▶ _THE TASK_:
Transcribe the records below exactly as they appear, omitting any pictures.
****************************************
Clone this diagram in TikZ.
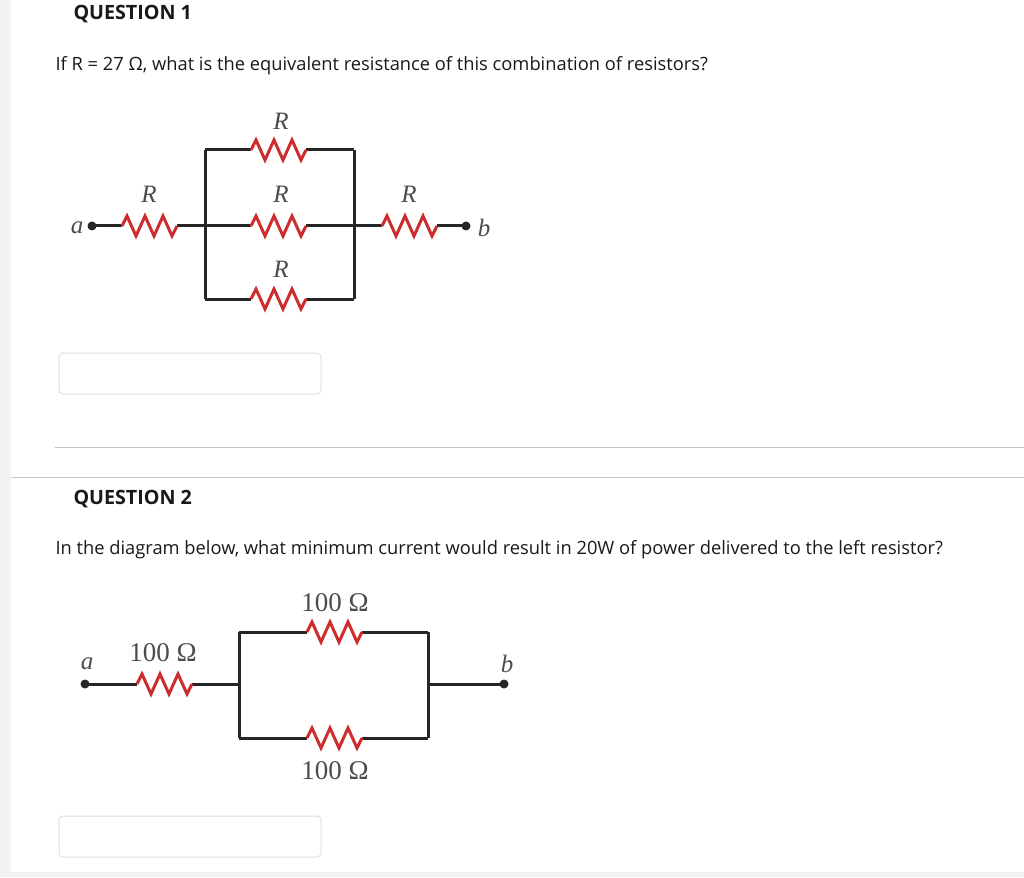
\documentclass[tikz,border=0pt]{standalone}
\usepackage{fontspec}
\setmainfont{Open Sans}
\newfontfamily\cserif{Liberation Serif}
\begin{document}
\begin{tikzpicture}[x=1pt,y=-1pt,
  wire/.style={line width=3pt,black!85},
  rz/.style={line width=3pt,draw={rgb,255:red,205;green,45;blue,45},line join=miter},
  dotn/.style={circle,fill=black!85,inner sep=0pt,minimum size=9pt},
  rlab/.style={font=\cserif\itshape\fontsize{25}{25}\selectfont,text=black!70},
  olab/.style={font=\cserif\fontsize{27}{27}\selectfont,text=black!70},
  title/.style={font=\bfseries\fontsize{19.7}{21}\selectfont,anchor=west,text=black!90},
  qtext/.style={font=\fontsize{18.3}{21}\selectfont,anchor=west,text=black!90},
  abox/.style={draw=black!12,line width=1pt,rounded corners=4pt,fill=white},
  sep/.style={draw=black!22,line width=1pt},
  res/.pic={\draw[rz] (0,0)--(5,-10)--(14,10)--(23,-10)--(32,10)--(41,-10)--(50,10)--(55,0);}]
\useasboundingbox (0,0) rectangle (1024,877);
\fill[white] (0,0) rectangle (1024,877);
\fill[black!5] (0,0) rectangle (11,877);
\fill[black!5] (11,872) rectangle (1024,877);
% Question 1
\node[title] (t1) at (70,14) {QUESTION 1};
\node[qtext] (q1) at (52,66) {If R = 27 Ω, what is the equivalent resistance of this combination of resistors?};
% circuit 1
\coordinate (A1) at (92,226);
\coordinate (L1) at (205,226);
\coordinate (LT) at (205,150);
\coordinate (LB) at (205,299);
\coordinate (R1) at (354,226);
\coordinate (RT) at (354,150);
\coordinate (RB) at (354,299);
\coordinate (B1) at (466,226);
\draw[wire] (A1)--(122,226) (177,226)--(L1)--(251,226) (306,226)--(R1)--(382,226) (437,226)--(B1);
\draw[wire] (LT)--(LB) (RT)--(RB);
\draw[wire] (LT)--(251,150) (306,150)--(RT);
\draw[wire] (LB)--(251,299) (306,299)--(RB);
\pic at (122,226) {res};
\pic at (251,150) {res};
\pic at (251,226) {res};
\pic at (251,299) {res};
\pic at (382,226) {res};
\node[dotn] (da) at (A1) {};
\node[dotn] (db) at (B1) {};
\node[rlab] (la) at (77,228) {a};
\node[rlab] (lb) at (484,228) {b};
\node[rlab] (r1) at (149,194) {R};
\node[rlab] (r2) at (281,121) {R};
\node[rlab] (r3) at (281,194) {R};
\node[rlab] (r4) at (281,269) {R};
\node[rlab] (r5) at (409,194) {R};
\draw[abox] (59,353) rectangle (321,394);
\draw[sep] (55,447)--(1024,447);
\draw[sep] (11,477)--(1024,477);
% Question 2
\node[title] (t2) at (70,499) {QUESTION 2};
\node[qtext] (q2) at (52,550) {In the diagram below, what minimum current would result in 20W of power delivered to the left resistor?};
\coordinate (A2) at (85,684);
\coordinate (L2) at (239,684);
\coordinate (L2T) at (239,632);
\coordinate (L2B) at (239,738);
\coordinate (R2) at (428,684);
\coordinate (R2T) at (428,632);
\coordinate (R2B) at (428,738);
\coordinate (B2) at (504,684);
\draw[wire] (A2)--(137,684) (192,684)--(L2) (R2)--(B2);
\draw[wire] (L2T)--(L2B) (R2T)--(R2B);
\draw[wire] (L2T)--(307,632) (362,632)--(R2T);
\draw[wire] (L2B)--(307,738) (362,738)--(R2B);
\pic at (137,684) {res};
\pic at (307,632) {res};
\pic at (307,738) {res};
\node[dotn] (da2) at (A2) {};
\node[dotn] (db2) at (B2) {};
\node[rlab] (la2) at (87,664) {a};
\node[rlab] (lb2) at (507,664) {b};
\node[olab] (o1) at (163,653) {100 Ω};
\node[olab] (o2) at (335,603) {100 Ω};
\node[olab] (o3) at (335,771) {100 Ω};
\draw[abox] (59,816) rectangle (321,857);
\end{tikzpicture}
\end{document}
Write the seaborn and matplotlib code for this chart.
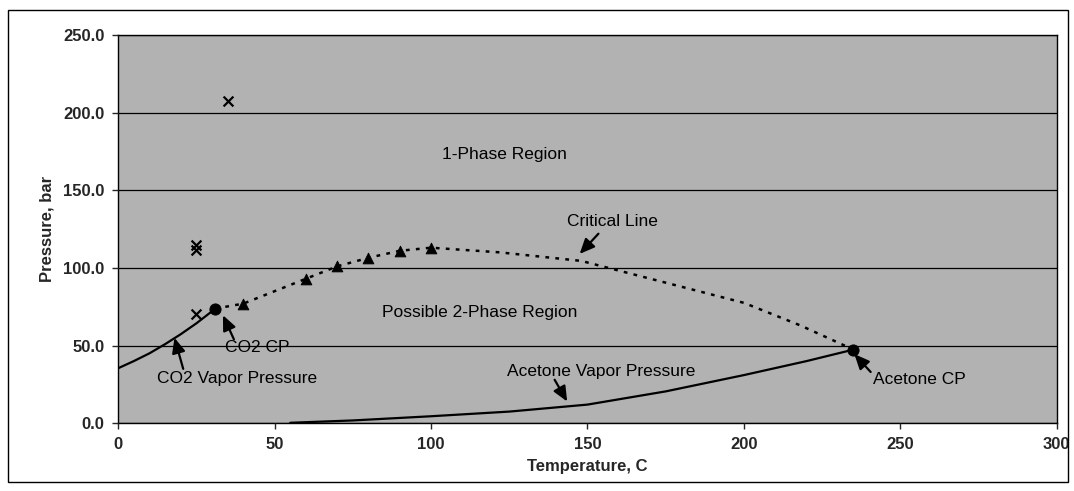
****************************************
▶ _CORRECT OUTPUT_:
Clone this diagram in TikZ.
\documentclass[tikz,border=0pt]{standalone}
\usepackage{fontspec}
\setmainfont{Open Sans}
\newfontfamily\cserif{Liberation Serif}
\begin{document}
\begin{tikzpicture}[x=1pt,y=-1pt,
  wire/.style={line width=3pt,black!85},
  rz/.style={line width=3pt,draw={rgb,255:red,205;green,45;blue,45},line join=miter},
  dotn/.style={circle,fill=black!85,inner sep=0pt,minimum size=9pt},
  rlab/.style={font=\cserif\itshape\fontsize{25}{25}\selectfont,text=black!70},
  olab/.style={font=\cserif\fontsize{27}{27}\selectfont,text=black!70},
  title/.style={font=\bfseries\fontsize{19.7}{21}\selectfont,anchor=west,text=black!90},
  qtext/.style={font=\fontsize{18.3}{21}\selectfont,anchor=west,text=black!90},
  abox/.style={draw=black!12,line width=1pt,rounded corners=4pt,fill=white},
  sep/.style={draw=black!22,line width=1pt},
  res/.pic={\draw[rz] (0,0)--(5,-10)--(14,10)--(23,-10)--(32,10)--(41,-10)--(50,10)--(55,0);}]
\useasboundingbox (0,0) rectangle (1024,877);
\fill[white] (0,0) rectangle (1024,877);
\fill[black!5] (0,0) rectangle (11,877);
\fill[black!5] (11,872) rectangle (1024,877);
% Question 1
\node[title] (t1) at (70,14) {QUESTION 1};
\node[qtext] (q1) at (52,66) {If R = 27 Ω, what is the equivalent resistance of this combination of resistors?};
% circuit 1
\coordinate (A1) at (92,226);
\coordinate (L1) at (205,226);
\coordinate (LT) at (205,150);
\coordinate (LB) at (205,299);
\coordinate (R1) at (354,226);
\coordinate (RT) at (354,150);
\coordinate (RB) at (354,299);
\coordinate (B1) at (466,226);
\draw[wire] (A1)--(122,226) (177,226)--(L1)--(251,226) (306,226)--(R1)--(382,226) (437,226)--(B1);
\draw[wire] (LT)--(LB) (RT)--(RB);
\draw[wire] (LT)--(251,150) (306,150)--(RT);
\draw[wire] (LB)--(251,299) (306,299)--(RB);
\pic at (122,226) {res};
\pic at (251,150) {res};
\pic at (251,226) {res};
\pic at (251,299) {res};
\pic at (382,226) {res};
\node[dotn] (da) at (A1) {};
\node[dotn] (db) at (B1) {};
\node[rlab] (la) at (77,228) {a};
\node[rlab] (lb) at (484,228) {b};
\node[rlab] (r1) at (149,194) {R};
\node[rlab] (r2) at (281,121) {R};
\node[rlab] (r3) at (281,194) {R};
\node[rlab] (r4) at (281,269) {R};
\node[rlab] (r5) at (409,194) {R};
\draw[abox] (59,353) rectangle (321,394);
\draw[sep] (55,447)--(1024,447);
\draw[sep] (11,477)--(1024,477);
% Question 2
\node[title] (t2) at (70,499) {QUESTION 2};
\node[qtext] (q2) at (52,550) {In the diagram below, what minimum current would result in 20W of power delivered to the left resistor?};
\coordinate (A2) at (85,684);
\coordinate (L2) at (239,684);
\coordinate (L2T) at (239,632);
\coordinate (L2B) at (239,738);
\coordinate (R2) at (428,684);
\coordinate (R2T) at (428,632);
\coordinate (R2B) at (428,738);
\coordinate (B2) at (504,684);
\draw[wire] (A2)--(137,684) (192,684)--(L2) (R2)--(B2);
\draw[wire] (L2T)--(L2B) (R2T)--(R2B);
\draw[wire] (L2T)--(307,632) (362,632)--(R2T);
\draw[wire] (L2B)--(307,738) (362,738)--(R2B);
\pic at (137,684) {res};
\pic at (307,632) {res};
\pic at (307,738) {res};
\node[dotn] (da2) at (A2) {};
\node[dotn] (db2) at (B2) {};
\node[rlab] (la2) at (87,664) {a};
\node[rlab] (lb2) at (507,664) {b};
\node[olab] (o1) at (163,653) {100 Ω};
\node[olab] (o2) at (335,603) {100 Ω};
\node[olab] (o3) at (335,771) {100 Ω};
\draw[abox] (59,816) rectangle (321,857);
\end{tikzpicture}
\end{document}
Write the seaborn and matplotlib code for this chart.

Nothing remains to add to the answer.